Answer

**step1** Understanding the problem

The problem asks us to find the count of square numbers that are less than 1,000,000 and are also divisible by 6.

**step2** Defining square numbers and their range

A square number is obtained by multiplying an integer by itself. For example, $$1 \times 1 = 1$$, $$2 \times 2 = 4$$, $$3 \times 3 = 9$$, and so on.
Let's call the number being squared "the original number". So, the square number is "the original number" multiplied by "the original number".
The problem states that these square numbers must be less than 1,000,000.
We know that $$1000 \times 1000 = 1,000,000$$.
Since the square number must be less than 1,000,000, "the original number" must be less than 1000.
So, "the original number" can be any integer from 1 up to 999 (that is, $$1, 2, 3, ..., 999$$).

**step3** Understanding divisibility rules for square numbers

A number is divisible by 6 if it is divisible by both 2 and 3. Let's see what this means for a square number:
- **If a square number is divisible by 2:**
If "the original number" is odd (like 1, 3, 5, ...), then an odd number multiplied by an odd number always results in an odd number (e.g., $$3 \times 3 = 9$$). So, if the square number is even (divisible by 2), "the original number" must be even (divisible by 2).
- **If a square number is divisible by 3:**
Let's consider "the original number" based on its divisibility by 3:
* If "the original number" is a multiple of 3 (e.g., 3, 6, 9), then its square will be a multiple of 9 (e.g., $$3 \times 3 = 9$$, $$6 \times 6 = 36$$). Since 9 is a multiple of 3, these square numbers are also divisible by 3.
* If "the original number" is not a multiple of 3 (e.g., 1, 2, 4, 5, 7, 8):
* If it leaves a remainder of 1 when divided by 3 (like 1, 4, 7), its square will also leave a remainder of 1 when divided by 3. For example, $$4 \times 4 = 16$$, which is $$3 \times 5 + 1$$. This is not divisible by 3.
* If it leaves a remainder of 2 when divided by 3 (like 2, 5, 8), its square will also leave a remainder of 1 when divided by 3. For example, $$5 \times 5 = 25$$, which is $$3 \times 8 + 1$$. This is not divisible by 3.
So, for a square number to be divisible by 3, "the original number" itself must be a multiple of 3.
Combining these two findings: For a square number to be divisible by 6, "the original number" must be a multiple of both 2 and 3.
A number that is a multiple of both 2 and 3 is a multiple of their least common multiple, which is 6.
Therefore, "the original number" must be a multiple of 6.

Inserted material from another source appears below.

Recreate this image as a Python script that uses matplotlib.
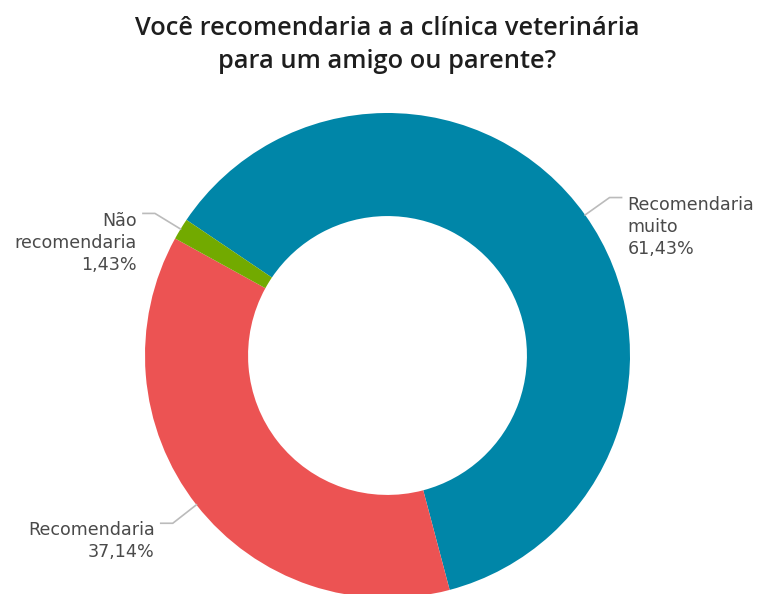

**step4** Finding the count of such numbers

We need to find how many multiples of 6 there are among the numbers from 1 to 999.
The multiples of 6 are $$6 \times 1, 6 \times 2, 6 \times 3, ...$$
To find the largest multiple of 6 that is less than or equal to 999, we can divide 999 by 6:
$$999 \div 6 = 166$$ with a remainder of 3.
This tells us that $$6 \times 166 = 996$$ is the largest multiple of 6 that is less than or equal to 999.
The multiples of 6 that fit our criteria are $$6 \times 1, 6 \times 2, 6 \times 3, ..., 6 \times 166$$.
The number of such multiples is 166.
Each of these 166 multiples of 6, when squared, will result in a square number that is less than 1,000,000 and is divisible by 6.

**step5** Final Answer

There are 166 square numbers less than 1,000,000 that are divisible by 6.